Who benefits from affordable housing initiatives?
Affordable housing initiatives primarily benefit low- and moderate-income individuals and families by providing access to stable and reasonably priced housing. However, they also benefit the broader community by stimulating local economies, creating jobs, improving public health, and reducing homelessness.2,1
How are affordable housing initiatives funded?
Funding for affordable housing initiatives comes from a variety of sources, including federal programs like the Low-Income Housing Tax Credit (LIHTC) and HOME Investment Partnerships Program, state and local government appropriations, municipal bonds, and private Investment from developers and financial institutions. Public-private partnerships are common.
What are some common challenges in creating affordable housing?
Key challenges include high land and construction costs, complex and restrictive local Zoning Regulations, community opposition (NIMBYism), and the difficulty of securing consistent and sufficient funding from multiple sources. Efforts to streamline processes and secure long-term capital are ongoing.
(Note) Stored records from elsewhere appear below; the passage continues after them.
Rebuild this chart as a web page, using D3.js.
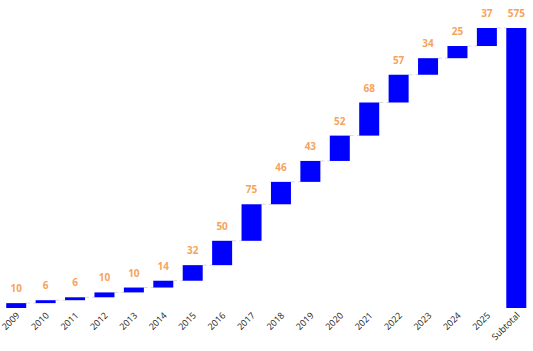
<!DOCTYPE html>
<html>
<head>
<meta charset="utf-8">
<script src="https://cdn.jsdelivr.net/npm/d3@7"></script>
<style>
  body { margin: 0; background: #fff; }
  text { font-family: "Open Sans", "Noto Sans", sans-serif; }
</style>
</head>
<body>
<div id="chart"></div>
<script>
const width = 533;
const height = 351;

const categories = ["2009", "2010", "2011", "2012", "2013", "2014", "2015", "2016", "2017",
    "2018", "2019", "2020", "2021", "2022", "2023", "2024", "2025", "Subtotal"];
const values = [10, 6, 6, 10, 10, 14, 32, 50, 75, 46, 43, 52, 68, 57, 34, 25, 37];
const totalLabel = "Subtotal";

// build running start/end for each step, then the subtotal bar
let running = 0;
const bars = values.map((v, i) => {
    const d = { name: categories[i], start: running, end: running + v, value: v };
    running += v;
    return d;
});
bars.push({ name: totalLabel, start: 0, end: running, value: running });

const svg = d3.select("#chart").append("svg")
    .attr("width", width)
    .attr("height", height);

const x = d3.scaleBand()
    .domain(categories)
    .range([1.5, 531])
    .paddingInner(0.32)
    .paddingOuter(0.16);

const y = d3.scaleLinear()
    .domain([0, 575])
    .range([308, 28]);

// dashed connectors between bars
svg.selectAll(".connector")
    .data(bars.slice(0, -1))
    .enter().append("line")
    .attr("x1", d => x(d.name) + x.bandwidth())
    .attr("x2", (d, i) => x(bars[i + 1].name))
    .attr("y1", d => y(d.end))
    .attr("y2", d => y(d.end))
    .attr("stroke", "#d9d9d9")
    .attr("stroke-width", 1)
    .attr("stroke-dasharray", "4,3");

svg.selectAll(".bar")
    .data(bars)
    .enter().append("rect")
    .attr("x", d => x(d.name))
    .attr("width", x.bandwidth())
    .attr("y", d => y(d.end))
    .attr("height", d => y(d.start) - y(d.end))
    .attr("fill", "#0000ff");

svg.selectAll(".val")
    .data(bars)
    .enter().append("text")
    .attr("x", d => x(d.name) + x.bandwidth() / 2)
    .attr("y", d => y(d.end) - 11)
    .attr("text-anchor", "middle")
    .attr("font-size", 10)
    .attr("font-weight", "bold")
    .attr("fill", "#f7a35c")
    .text(d => d.value);

svg.selectAll(".cat")
    .data(bars)
    .enter().append("text")
    .attr("text-anchor", "end")
    .attr("font-size", 9)
    .attr("fill", "#222")
    .attr("transform", d => `translate(${x(d.name) + x.bandwidth() / 2 + 4}, 316) rotate(-45)`)
    .text(d => d.name);
</script>
</body>
</html>
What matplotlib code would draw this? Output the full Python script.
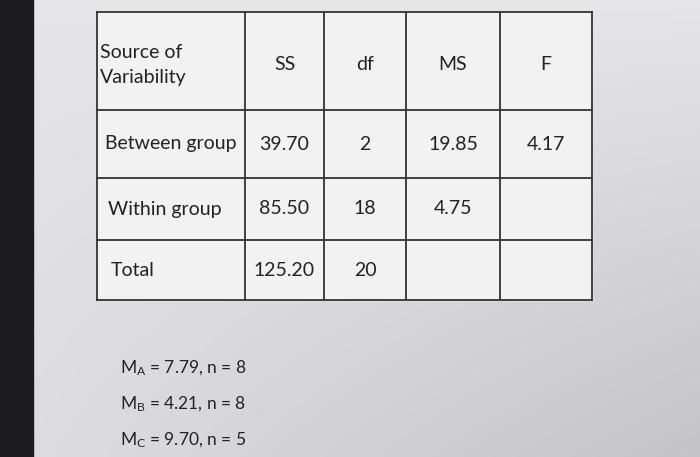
import matplotlib
matplotlib.use("Agg")
import matplotlib.pyplot as plt
import numpy as np

plt.rcParams['font.family'] = ['Lato', 'DejaVu Sans']
plt.rcParams['mathtext.fontset'] = 'custom'
plt.rcParams['mathtext.rm'] = 'Lato'
plt.rcParams['mathtext.it'] = 'Lato'

headers = ["Source of\nVariability", "SS", "df", "MS", "F"]
sources = ["Between group", "Within group", "Total"]
ss = ["39.70", "85.50", "125.20"]
df = ["2", "18", "20"]
ms = ["19.85", "4.75", ""]
fval = ["4.17", "", ""]
notes = ["M$_\\mathrm{A}$ = 7.79, n = 8", "M$_\\mathrm{B}$ = 4.21, n = 8", "M$_\\mathrm{C}$ = 9.70, n = 5"]

fig = plt.figure(figsize=(7, 4.57), dpi=100)
ax = fig.add_axes([0, 0, 1, 1])
ax.set_xlim(0, 700); ax.set_ylim(457, 0); ax.axis('off')

xx, yy = np.meshgrid(np.linspace(0, 1, 200), np.linspace(0, 1, 130))
bg = 0.90 - 0.10 * yy * xx - 0.03 * yy
img = np.dstack([bg, bg, bg + 0.01])
ax.imshow(np.clip(img, 0, 1), extent=[0, 700, 457, 0], aspect='auto', zorder=0)
ax.fill_between([0, 33], 0, 457, color='#1c1c1e', zorder=1)
cols = [97, 245, 324, 406, 500, 592]
rows = [12, 110, 178, 240, 300]
ax.fill_between([cols[0], cols[-1]], rows[0], rows[-1], color='#f2f2f2', zorder=1)
for x in cols:
    ax.plot([x, x], [rows[0], rows[-1]], color='#333333', lw=1.3, zorder=2)
for y in rows:
    ax.plot([cols[0], cols[-1]], [y, y], color='#333333', lw=1.3, zorder=2)

fs = 14
tc = '#222222'
ax.text(cols[0] + 3, (rows[0] + rows[1]) / 2 + 4, headers[0], ha='left', va='center', fontsize=fs, color=tc, linespacing=1.6)
for j, h in enumerate(headers[1:], start=1):
    ax.text((cols[j] + cols[j + 1]) / 2, (rows[0] + rows[1]) / 2 + 4, h, ha='center', va='center', fontsize=fs, color=tc)
for i in range(3):
    yc = (rows[i + 1] + rows[i + 2]) / 2
    ax.text(cols[0] + 8 + 3 * i, yc, sources[i], ha='left', va='center', fontsize=fs, color=tc)
    for j, v in enumerate([ss[i], df[i], ms[i], fval[i]], start=1):
        ax.text((cols[j] + cols[j + 1]) / 2, yc, v, ha='center', va='center', fontsize=fs, color=tc)

for k, t in enumerate(notes):
    ax.text(120, 368 + 36 * k, t, ha='left', va='center', fontsize=12.5, color=tc)

fig.savefig("out.png", dpi=100)
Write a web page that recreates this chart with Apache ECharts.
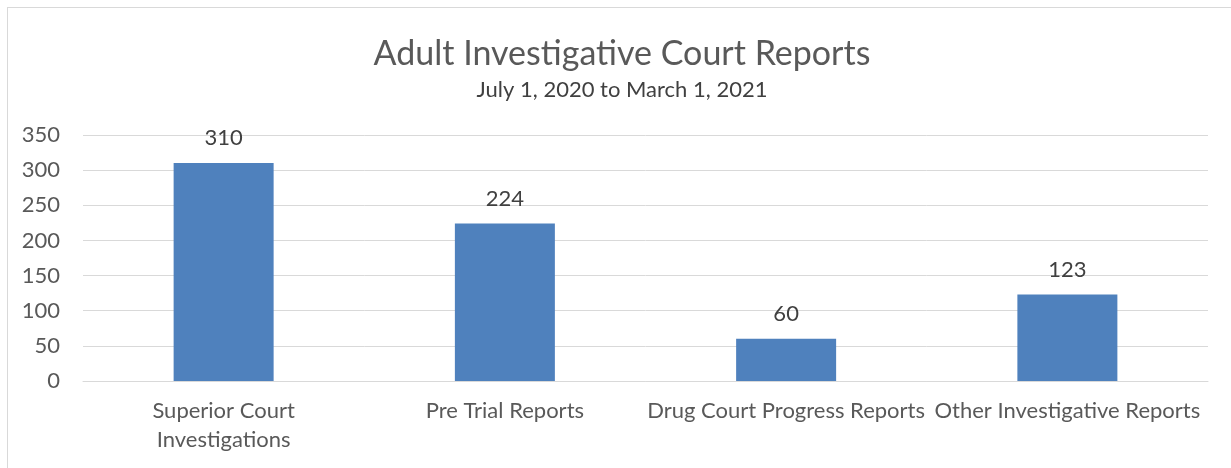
<!DOCTYPE html>
<html>
<head>
<meta charset="utf-8">
<script src="https://cdn.jsdelivr.net/npm/echarts@6/dist/echarts.min.js"></script>
<style>
  html, body { margin: 0; padding: 0; background: #fff; }
  #wrap { position: relative; width: 1231px; height: 468px; overflow: hidden; }
  #frame { position: absolute; left: 7px; top: 7px; width: 1240px; height: 480px; border: 1px solid #d9d9d9; box-sizing: border-box; }
  #chart { position: absolute; left: 0; top: 0; width: 1231px; height: 468px; }
</style>
</head>
<body>
<div id="wrap">
  <div id="frame"></div>
  <div id="chart"></div>
</div>
<script>
// chart data
const titleText = 'Adult Investigative Court Reports';
const subtitleText = 'July 1, 2020 to March 1, 2021';
const categories = [
    'Superior Court\nInvestigations',
    'Pre Trial Reports',
    'Drug Court Progress Reports',
    'Other Investigative Reports'
];
const reportCounts = [310, 224, 60, 123];
const yTicks = { min: 0, max: 350, interval: 50 };

const textColor = '#595959';
const fontFamily = 'Lato, "Open Sans", sans-serif';

const chart = echarts.init(document.getElementById('chart'), null, { renderer: 'canvas' });

const option = {
    backgroundColor: 'transparent',
    animation: false,
    title: {
        text: titleText,
        subtext: subtitleText,
        left: 617,
        textAlign: 'center',
        top: 32,
        itemGap: 8,
        textStyle: { fontFamily, fontSize: 34, fontWeight: 'normal', color: textColor },
        subtextStyle: { fontFamily, fontSize: 22, color: '#404040' }
    },
    grid: { left: 83, right: 23, top: 135, bottom: 87, containLabel: false },
    xAxis: {
        type: 'category',
        data: categories,
        axisLine: { show: true, lineStyle: { color: '#d9d9d9', width: 1 } },
        axisTick: { show: false },
        axisLabel: {
            interval: 0,
            margin: 15,
            fontFamily,
            fontSize: 22,
            lineHeight: 29,
            color: textColor
        }
    },
    yAxis: {
        type: 'value',
        min: yTicks.min,
        max: yTicks.max,
        interval: yTicks.interval,
        axisLine: { show: false },
        axisTick: { show: false },
        axisLabel: { margin: 23, fontFamily, fontSize: 22, color: textColor },
        splitLine: { lineStyle: { color: '#d9d9d9', width: 1 } }
    },
    series: [
        {
            type: 'bar',
            data: reportCounts,
            barWidth: 100,
            itemStyle: { color: '#4f81bd' },
            label: {
                show: true,
                position: 'top',
                distance: 14,
                fontFamily,
                fontSize: 22,
                color: '#404040'
            }
        }
    ]
};

chart.setOption(option);
</script>
</body>
</html>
Can affordable housing initiatives impact property values?
The impact of affordable housing on nearby property values is a complex and often debated topic. While some concerns about negative impacts are sometimes raised, studies suggest that well-planned and well-managed affordable housing developments can have a neutral or even positive effect on surrounding property values, particularly by revitalizing neighborhoods and increasing local Infrastructure and services.